Pre-draft measurables
| Height | Weight | Arm length | Hand span | Bench press |
| 5 ft 11 in (1.80 m) | 191 lb (87 kg) | 29+1⁄2 in (0.75 m) | 8+3⁄4 in (0.22 m) | 11 reps |
All values from NFL Combine

===San Francisco 49ers===
DuBose attended the 1987 NFL Scouting Combine but did not run the 40-yard dash due to his knee injury. Traces of cocaine were found in his urine sample at the combine, lowering his draft stock. He signed with the San Francisco 49ers on June 30, 1987, after going undrafted in the 1987 NFL draft. He was placed on injured reserve on September 8 with a shoulder injury and activated on October 12, 1987. He was one of the few NFL players who did not strike during the 1987 NFL players strike. He played in two games for the 49ers during the 1987 season, rushing ten times for 33 yards while also catching four passes for 37 yards, before being placed on injured reserve again on December 17, 1987.

After a July 1988 exhibition game in London, DuBose tested positive for cocaine again and was suspended for 30 days. He played in 14 games the next year in 1988, totaling 24 carries for 116 yards and two touchdowns, six receptions for 57 yards, and 32 kick returns for 608 yards. He suffered a season-ending knee injury on December 11, 1988, against the New Orleans Saints. On January 22, 1989, the 49ers won Super Bowl XXIII against the Cincinnati Bengals by a score of 20–16.

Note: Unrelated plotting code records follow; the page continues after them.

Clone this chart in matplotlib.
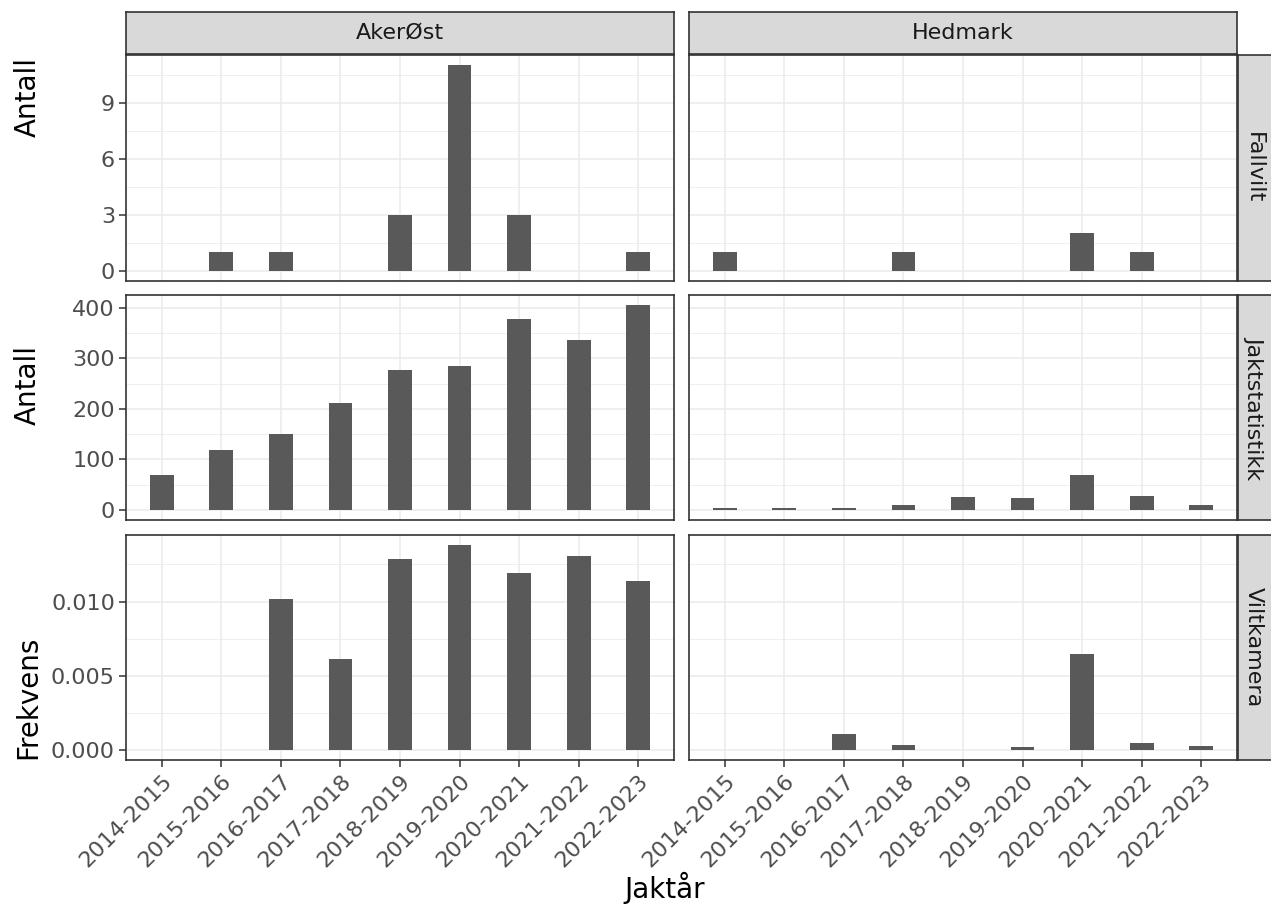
import numpy as np
import matplotlib
matplotlib.use("Agg")
import matplotlib.pyplot as plt
from matplotlib.ticker import FixedLocator

# seasons on the x axis
seasons = ['2014-2015', '2015-2016', '2016-2017', '2017-2018', '2018-2019',
           '2019-2020', '2020-2021', '2021-2022', '2022-2023']
areas = ['AkerØst', 'Hedmark']
sources = ['Fallvilt', 'Jaktstatistikk', 'Viltkamera']
nan = np.nan

# Fallvilt (counts)
fallvilt_aker = [nan, 1, 1, nan, 3, 11, 3, nan, 1]
fallvilt_hedmark = [1, nan, nan, 1, nan, nan, 2, 1, nan]
# Jaktstatistikk (counts)
jakt_aker = [69, 119, 150, 211, 276, 285, 378, 337, 405]
jakt_hedmark = [4, 4, 4, 10, 26, 24, 69, 27, 9]
# Viltkamera (frequency)
kamera_aker = [nan, nan, 0.0102, 0.0061, 0.0129, 0.0138, 0.0119, 0.0131, 0.0114]
kamera_hedmark = [nan, nan, 0.00106, 0.00032, nan, 0.0002, 0.00646, 0.00045, 0.00025]

rows = [
    (fallvilt_aker, fallvilt_hedmark),
    (jakt_aker, jakt_hedmark),
    (kamera_aker, kamera_hedmark),
]
major_steps = [3, 100, 0.005]
ytitles = ['Antall', 'Antall', 'Frekvens']
ytitle_y = [97, 385, 697]  # pixel centre of each y title
yfmt = [lambda v: f"{v:g}", lambda v: f"{v:g}", lambda v: f"{v:.3f}"]

W, H = 1271, 906
fig = plt.figure(figsize=(W / 100, H / 100), dpi=100)
plt.rcParams['font.family'] = 'DejaVu Sans'

col_x = [(126, 674), (689, 1237)]
row_y = [(55, 281), (295, 520), (535, 760)]
strip_top = (12, 54)
strip_right = (1238, 1271)

GRID = '#EBEBEB'
BORDER = '#333333'
STRIP = '#D9D9D9'
BAR = '#595959'
TICKTXT = '#4D4D4D'
TICKSIZE = 16


def px_axes(x0, x1, y0, y1):
    return fig.add_axes([x0 / W, 1 - y1 / H, (x1 - x0) / W, (y1 - y0) / H])


x = np.arange(1, len(seasons) + 1)

for r, (data_pair, step) in enumerate(zip(rows, major_steps)):
    vmax = np.nanmax(np.concatenate([np.asarray(d, float) for d in data_pair]))
    pad = vmax * 0.05
    ylim = (-pad, vmax + pad)
    for c, vals in enumerate(data_pair):
        ax = px_axes(col_x[c][0], col_x[c][1], row_y[r][0], row_y[r][1])
        vals = np.asarray(vals, float)
        ok = ~np.isnan(vals)
        ax.bar(x[ok], vals[ok], width=0.4, color=BAR, zorder=3)
        ax.set_xlim(0.4, len(seasons) + 0.6)
        ax.set_ylim(*ylim)

        majors = np.arange(0, vmax + step * 0.001, step)
        minors = np.arange(step / 2, ylim[1], step)
        ax.yaxis.set_major_locator(FixedLocator(majors))
        ax.yaxis.set_minor_locator(FixedLocator(minors))
        ax.set_xticks(x)
        ax.grid(which='major', axis='both', color=GRID, lw=1.1, zorder=0)
        ax.grid(which='minor', axis='y', color=GRID, lw=0.55, zorder=0)
        ax.set_axisbelow(True)
        for s in ax.spines.values():
            s.set_color(BORDER)
            s.set_linewidth(1.2)
            s.set_zorder(5)

        ax.tick_params(which='minor', length=0)
        ax.tick_params(which='major', length=5, width=1.1, color=BORDER,
                       labelcolor=TICKTXT, labelsize=TICKSIZE, pad=3)
        if c == 0:
            ax.set_yticklabels([yfmt[r](v) for v in majors])
        else:
            ax.tick_params(axis='y', length=0, labelleft=False)
        if r == 2:
            ax.set_xticklabels(seasons, rotation=45, ha='right',
                               rotation_mode='anchor')
        else:
            ax.tick_params(axis='x', length=0, labelbottom=False)

    # right-hand facet strip
    sax = px_axes(strip_right[0], strip_right[1] + 5, row_y[r][0], row_y[r][1])
    sax.set_facecolor(STRIP)
    sax.set_xticks([])
    sax.set_yticks([])
    for s in sax.spines.values():
        s.set_color(BORDER)
        s.set_linewidth(1.2)
    sax.text(0.42, 0.5, sources[r], rotation=-90, ha='center', va='center',
             fontsize=16, color='#1A1A1A', transform=sax.transAxes)

    fig.text(28 / W, 1 - ytitle_y[r] / H, ytitles[r], rotation=90,
             ha='center', va='center', fontsize=20, color='black')

# top facet strips
for c, name in enumerate(areas):
    sax = px_axes(col_x[c][0], col_x[c][1], strip_top[0], strip_top[1])
    sax.set_facecolor(STRIP)
    sax.set_xticks([])
    sax.set_yticks([])
    for s in sax.spines.values():
        s.set_color(BORDER)
        s.set_linewidth(1.2)
    sax.text(0.5, 0.5, name, ha='center', va='center', fontsize=16,
             color='#1A1A1A', transform=sax.transAxes)

fig.text(665 / W, 1 - 888 / H, 'Jaktår', ha='center', va='center',
         fontsize=20, color='black')

fig.savefig('out.png', dpi=100, facecolor='white')
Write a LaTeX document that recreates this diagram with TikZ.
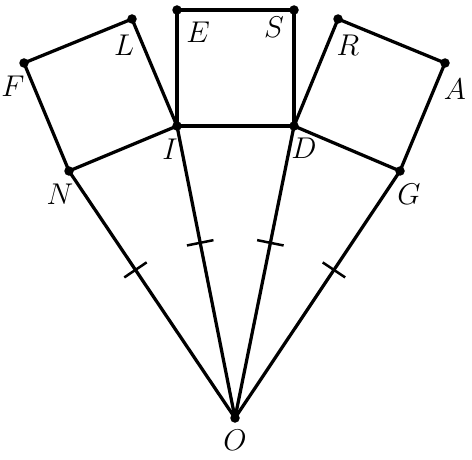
\documentclass[tikz,border=0pt]{standalone}
\usetikzlibrary{decorations.markings,calc}
\begin{document}
\begin{tikzpicture}[x=0.4pt,y=-0.4pt,line width=1.3pt,line join=round,
  dot/.style={circle,fill=black,inner sep=0pt,minimum size=3.8pt},
  lab/.style={inner sep=0pt,font=\fontsize{12.5}{14}\selectfont},
  tick/.style={postaction={decorate},decoration={markings,mark=at position 0.6 with {\draw[line width=1pt] (0,-5.4pt)--(0,5.4pt);}}}]
\useasboundingbox (0,0) rectangle (472,459);
\coordinate (O) at (235,418);
\coordinate (N) at (69,171);
\coordinate (I) at (177,126);
\coordinate (D) at (294,126);
\coordinate (G) at (400,171);
\coordinate (F) at (24,63);
\coordinate (L) at (132,19);
\coordinate (E) at (177,10);
\coordinate (S) at (294,10);
\coordinate (R) at (338,19);
\coordinate (A) at (445,63);
\draw (N)--(I)--(L)--(F)--cycle;
\draw (I)--(D)--(S)--(E)--cycle;
\draw (D)--(G)--(A)--(R)--cycle;
\draw[tick] (O)--(N);
\draw[tick] (O)--(I);
\draw[tick] (O)--(D);
\draw[tick] (O)--(G);
\foreach \p in {O,N,I,D,G,F,L,E,S,R,A} \node[dot] (d\p) at (\p) {};
\node[lab] (lF) at (13,86) {$F$};
\node[lab] (lL) at (124,45) {$L$};
\node[lab] (lE) at (198,32) {$E$};
\node[lab] (lI) at (170,149) {$I$};
\node[lab] (lN) at (60,194) {$N$};
\node[lab] (lS) at (274,27) {$S$};
\node[lab] (lR) at (348,45) {$R$};
\node[lab] (lA) at (455,89) {$A$};
\node[lab] (lD) at (304,148) {$D$};
\node[lab] (lG) at (409,194) {$G$};
\node[lab] (lO) at (235,440) {$O$};
\end{tikzpicture}
\end{document}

DuBose was waived by the 49ers on May 2, 1989. His knee was surgically repaired on August 16, 1989. DuBose was banned from the NFL for one year after testing positive for cocaine for the third time.

DuBose signed with the 49ers on April 25, 1991. He was released on May 31, 1991, with a 49ers representative stating "Doug's been out of football almost three years and we wanted to give the younger players some playing time at training camp."

===Sacramento Surge===
In February 1992, DuBose was selected by the Sacramento Surge of the World League of American Football (WLAF) in a supplemental draft. He played for the Surge during the 1992 WLAF season, rushing 62 times for 253 yards and three touchdowns while catching eight passes for 51 yards. On June 6, 1992, the Surge won World Bowl '92 against the Orlando Thunder 21–17.

==Later life==
DuBose has two children. He worked at Cherenzia Excavation from 2000 to 2002 but was fired for "repeated absenteeism". He has been involved in numerous legal incidents, including a 2005 third-degree robbery charge for stealing a fish from a supermarket. DuBose was inducted into the Nebraska Football Hall of Fame as part of the class of 2020.